● **DO THIS**
From the first line of the data below through the line holding "const liaUK = [46.2, 45.8, 47.0, 57.4, 73.0, 82.5, 88.4, 93.2];", output each line exactly and leave the pictures out.

● **DATA RECORDS**
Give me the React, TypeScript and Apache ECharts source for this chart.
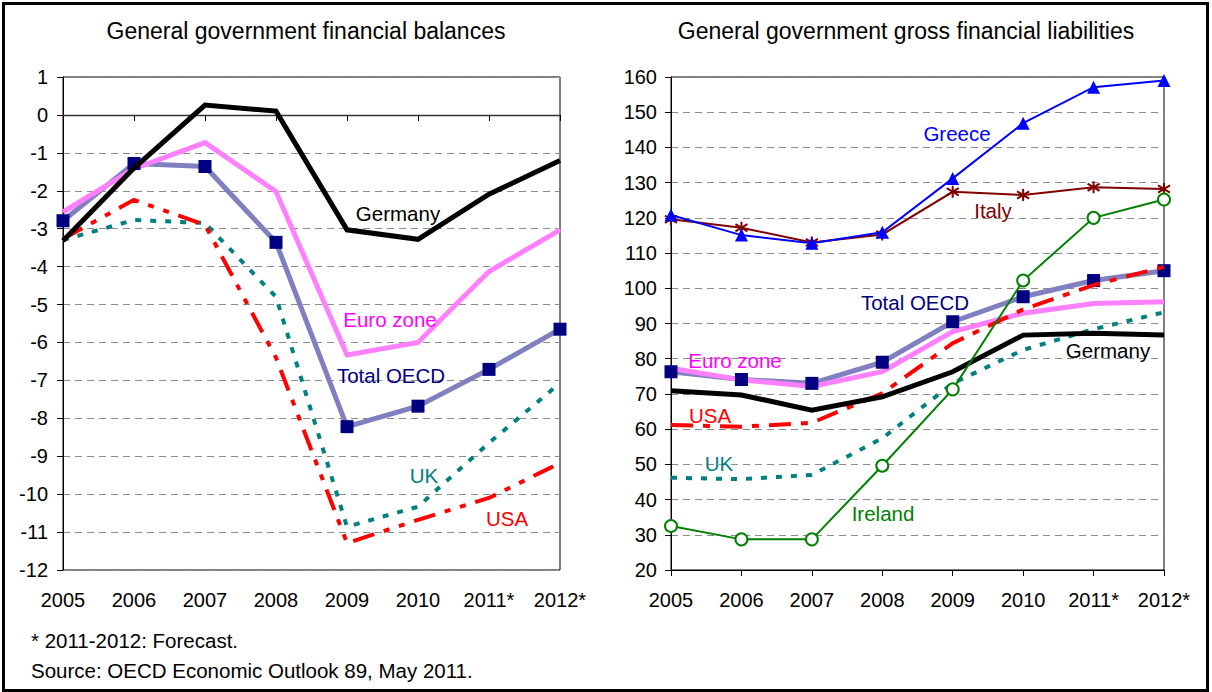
import React, { useEffect, useRef } from "react";
import * as echarts from "echarts";

const years = ["2005", "2006", "2007", "2008", "2009", "2010", "2011*", "2012*"];

// Left panel: General government financial balances (% of GDP)
const balGermany = [-3.32, -1.4, 0.26, 0.1, -3.03, -3.28, -2.09, -1.2];
const balEuro = [-2.56, -1.42, -0.73, -2.02, -6.33, -6.0, -4.13, -3.03];
const balOECD = [-2.79, -1.28, -1.36, -3.36, -8.22, -7.68, -6.71, -5.65];
const balUK = [-3.3, -2.77, -2.85, -4.8, -10.86, -10.33, -8.65, -7.07];
const balUSA = [-3.27, -2.24, -2.9, -6.4, -11.29, -10.68, -10.1, -9.18];

// Right panel: General government gross financial liabilities (% of GDP)
const liaGreece = [120.8, 115.1, 112.8, 115.9, 131.2, 146.9, 157.1, 159.0];
const liaItaly = [119.6, 117.2, 113.0, 115.3, 127.4, 126.5, 128.7, 128.2];
const liaIreland = [32.5, 28.7, 28.7, 49.6, 71.3, 102.2, 120.0, 125.2];
const liaOECD = [76.3, 74.1, 73.0, 79.0, 90.5, 97.6, 102.2, 105.0];
const liaUSA = [61.2, 60.7, 61.8, 70.2, 84.4, 94.0, 100.9, 106.1];
const liaEuro = [77.3, 74.0, 72.1, 76.3, 87.7, 92.9, 95.7, 96.2];
const liaGermany = [70.9, 69.7, 65.4, 69.2, 76.3, 86.7, 87.2, 86.7];
const liaUK = [46.2, 45.8, 47.0, 57.4, 73.0, 82.5, 88.4, 93.2];

const FONT = "'Liberation Sans', Arial, Helvetica, sans-serif";
const C_GER = "#000000";
const C_EURO = "#FF80FF";
const C_OECD_LINE = "#8080C0";
const C_OECD_MARK = "#000080";
const C_UK = "#008080";
const C_USA = "#FF0000";
const C_GRE = "#0000FF";
const C_ITA = "#800000";
const C_IRL = "#008000";

const ASTERISK = "path://M5,0L5,10M0,2L10,8M0,8L10,2";

export default function App() {
  const ref = useRef<HTMLDivElement>(null);
  useEffect(() => {
    if (!ref.current) return;
    const chart = echarts.init(ref.current, null, { renderer: "svg" });

    const axisLabel = { color: "#000", fontSize: 20, fontFamily: FONT };
    const xAxisCommon = (gridIndex: number) => ({
      type: "category" as const,
      gridIndex,
      data: years,
      boundaryGap: false,
      axisLine: { show: true, lineStyle: { color: "#000", width: 1 } },
      axisTick: { show: true, length: 6, lineStyle: { color: "#000" } },
      axisLabel: { ...axisLabel, margin: 20 },
      splitLine: { show: false },
    });
    const yAxisCommon = (gridIndex: number, min: number, max: number, interval: number, margin: number) => ({
      type: "value" as const,
      gridIndex,
      min,
      max,
      interval,
      axisLine: { show: true, lineStyle: { color: "#000", width: 1 } },
      axisTick: { show: true, length: 6, lineStyle: { color: "#000" } },
      axisLabel: { ...axisLabel, margin },
      splitLine: { show: true, lineStyle: { color: "#8C8C8C", type: [7, 5], width: 1 } },
    });

    const line = (
      name: string,
      data: number[],
      idx: number,
      color: string,
      width: number,
      type: any,
      z: number
    ) => ({
      name,
      type: "line" as const,
      xAxisIndex: idx,
      yAxisIndex: idx,
      data,
      symbol: "none",
      z,
      lineStyle: { color, width, type, cap: "butt" as const, join: "miter" as const },
      itemStyle: { color },
      silent: true,
    });

    const markers = (name: string, data: number[], idx: number, z: number) => ({
      name,
      type: "line" as const,
      xAxisIndex: idx,
      yAxisIndex: idx,
      data,
      symbol: "rect",
      symbolSize: 13,
      showAllSymbol: true,
      z,
      lineStyle: { opacity: 0, width: 0 },
      itemStyle: { color: C_OECD_MARK },
      silent: true,
    });

    const labels: any[] = [
      // left panel
      { t: "Germany", x: 398, y: 213, c: C_GER },
      { t: "Euro zone", x: 390, y: 319, c: "#FF00FF" },
      { t: "Total OECD", x: 391, y: 375, c: C_OECD_MARK },
      { t: "UK", x: 424, y: 475, c: C_UK },
      { t: "USA", x: 507, y: 518, c: C_USA },
      // right panel
      { t: "Greece", x: 957, y: 133, c: C_GRE },
      { t: "Italy", x: 993, y: 210, c: C_ITA },
      { t: "Total OECD", x: 915, y: 302, c: C_OECD_MARK },
      { t: "Euro zone", x: 735, y: 360, c: "#FF00FF" },
      { t: "Germany", x: 1108, y: 350, c: C_GER },
      { t: "USA", x: 710, y: 415, c: C_USA },
      { t: "UK", x: 719, y: 463, c: C_UK },
      { t: "Ireland", x: 883, y: 513, c: C_IRL },
    ];

    chart.setOption({
      animation: false,
      backgroundColor: "#FFFFFF",
      textStyle: { fontFamily: FONT },
      grid: [
        { left: 63, right: 652, top: 77, bottom: 122, show: true, borderColor: "#000", borderWidth: 1, backgroundColor: "transparent" },
        { left: 671, right: 48, top: 77, bottom: 122, show: true, borderColor: "#000", borderWidth: 1, backgroundColor: "transparent" },
      ],
      xAxis: [xAxisCommon(0), xAxisCommon(1)],
      yAxis: [yAxisCommon(0, -12, 1, 1, 15), yAxisCommon(1, 20, 160, 10, 14)],
      series: [
        // left
        {
          ...line("Total OECD", balOECD, 0, C_OECD_LINE, 5, "solid", 2),
          markLine: {
            silent: true,
            symbol: "none",
            label: { show: false },
            lineStyle: { color: "#333333", width: 1.3, type: "solid" },
            data: [{ yAxis: 0 }],
          },
        },
        line("Euro zone", balEuro, 0, C_EURO, 5, "solid", 3),
        markers("Total OECD markers", balOECD, 0, 4),
        line("UK", balUK, 0, C_UK, 4, [6, 9], 5),
        line("USA", balUSA, 0, C_USA, 4, [22, 10, 6, 10, 6, 10], 6),
        line("Germany", balGermany, 0, C_GER, 5, "solid", 7),
        // right
        line("Total OECD", liaOECD, 1, C_OECD_LINE, 5, "solid", 2),
        line("Euro zone", liaEuro, 1, C_EURO, 5, "solid", 3),
        markers("Total OECD markers", liaOECD, 1, 4),
        line("UK", liaUK, 1, C_UK, 4, [6, 9], 5),
        line("USA", liaUSA, 1, C_USA, 4, [22, 10, 7, 10], 6),
        line("Germany", liaGermany, 1, C_GER, 5, "solid", 7),
        {
          ...line("Italy", liaItaly, 1, C_ITA, 2, "solid", 8),
          symbol: ASTERISK,
          symbolSize: 12,
          showAllSymbol: true,
          itemStyle: { color: "transparent", borderColor: C_ITA, borderWidth: 2 },
        },
        {
          ...line("Greece", liaGreece, 1, C_GRE, 2, "solid", 9),
          symbol: "triangle",
          symbolSize: 13,
          showAllSymbol: true,
          itemStyle: { color: C_GRE },
        },
        {
          ...line("Ireland", liaIreland, 1, C_IRL, 2, "solid", 10),
          symbol: "emptyCircle",
          symbolSize: 12,
          showAllSymbol: true,
          itemStyle: { color: C_IRL, borderColor: C_IRL, borderWidth: 2 },
        },
      ],
      graphic: [
        {
          type: "rect",
          shape: { x: 3.5, y: 3.5, width: 1204, height: 687 },
          style: { fill: "none", stroke: "#000", lineWidth: 3 },
          silent: true,
          z: 100,
        },
        {
          type: "text",
          x: 306,
          y: 31,
          style: { text: "General government financial balances", font: `23px ${FONT}`, fill: "#000", textAlign: "center", textVerticalAlign: "middle" },
        },
        {
          type: "text",
          x: 906,
          y: 31,
          style: { text: "General government gross financial liabilities", font: `23px ${FONT}`, fill: "#000", textAlign: "center", textVerticalAlign: "middle" },
        },
        {
          type: "text",
          x: 31,
          y: 640,
          style: { text: "* 2011-2012: Forecast.", font: `20.5px ${FONT}`, fill: "#000", textAlign: "left", textVerticalAlign: "middle" },
        },
        {
          type: "text",
          x: 31,
          y: 670,
          style: { text: "Source: OECD Economic Outlook 89, May 2011.", font: `20.5px ${FONT}`, fill: "#000", textAlign: "left", textVerticalAlign: "middle" },
        },
        ...labels.map((l) => ({
          type: "text",
          x: l.x,
          y: l.y,
          z: 50,
          style: { text: l.t, font: `20.5px ${FONT}`, fill: l.c, textAlign: "center", textVerticalAlign: "middle" },
        })),
      ],
    });
    return () => chart.dispose();
  }, []);

  return (
    <div
      ref={ref}
      style={{ position: "absolute", left: 0, top: 0, width: 1212, height: 692 }}
    />
  );
}
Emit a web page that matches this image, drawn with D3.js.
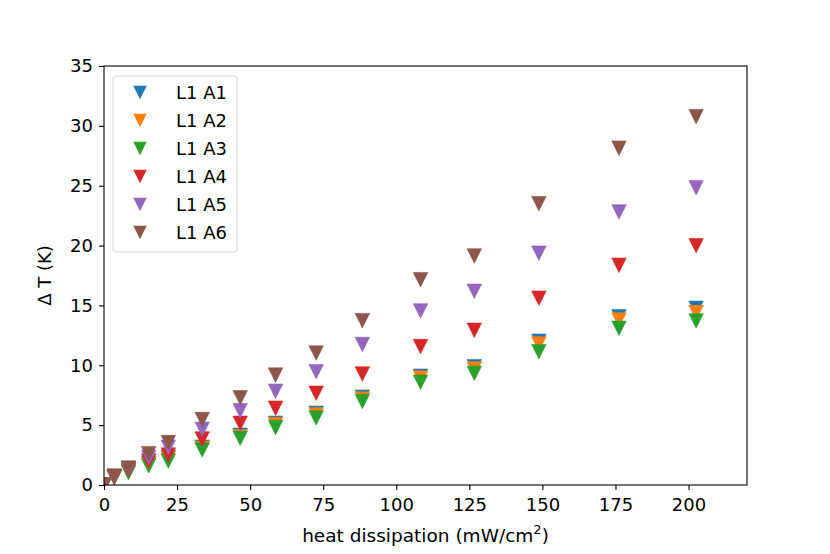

● **CORRECT OUTPUT**
Give me the React, TypeScript and Apache ECharts source for this chart.
import React, { useEffect, useRef } from "react";
import * as echarts from "echarts";

const years = ["2005", "2006", "2007", "2008", "2009", "2010", "2011*", "2012*"];

// Left panel: General government financial balances (% of GDP)
const balGermany = [-3.32, -1.4, 0.26, 0.1, -3.03, -3.28, -2.09, -1.2];
const balEuro = [-2.56, -1.42, -0.73, -2.02, -6.33, -6.0, -4.13, -3.03];
const balOECD = [-2.79, -1.28, -1.36, -3.36, -8.22, -7.68, -6.71, -5.65];
const balUK = [-3.3, -2.77, -2.85, -4.8, -10.86, -10.33, -8.65, -7.07];
const balUSA = [-3.27, -2.24, -2.9, -6.4, -11.29, -10.68, -10.1, -9.18];

// Right panel: General government gross financial liabilities (% of GDP)
const liaGreece = [120.8, 115.1, 112.8, 115.9, 131.2, 146.9, 157.1, 159.0];
const liaItaly = [119.6, 117.2, 113.0, 115.3, 127.4, 126.5, 128.7, 128.2];
const liaIreland = [32.5, 28.7, 28.7, 49.6, 71.3, 102.2, 120.0, 125.2];
const liaOECD = [76.3, 74.1, 73.0, 79.0, 90.5, 97.6, 102.2, 105.0];
const liaUSA = [61.2, 60.7, 61.8, 70.2, 84.4, 94.0, 100.9, 106.1];
const liaEuro = [77.3, 74.0, 72.1, 76.3, 87.7, 92.9, 95.7, 96.2];
const liaGermany = [70.9, 69.7, 65.4, 69.2, 76.3, 86.7, 87.2, 86.7];
const liaUK = [46.2, 45.8, 47.0, 57.4, 73.0, 82.5, 88.4, 93.2];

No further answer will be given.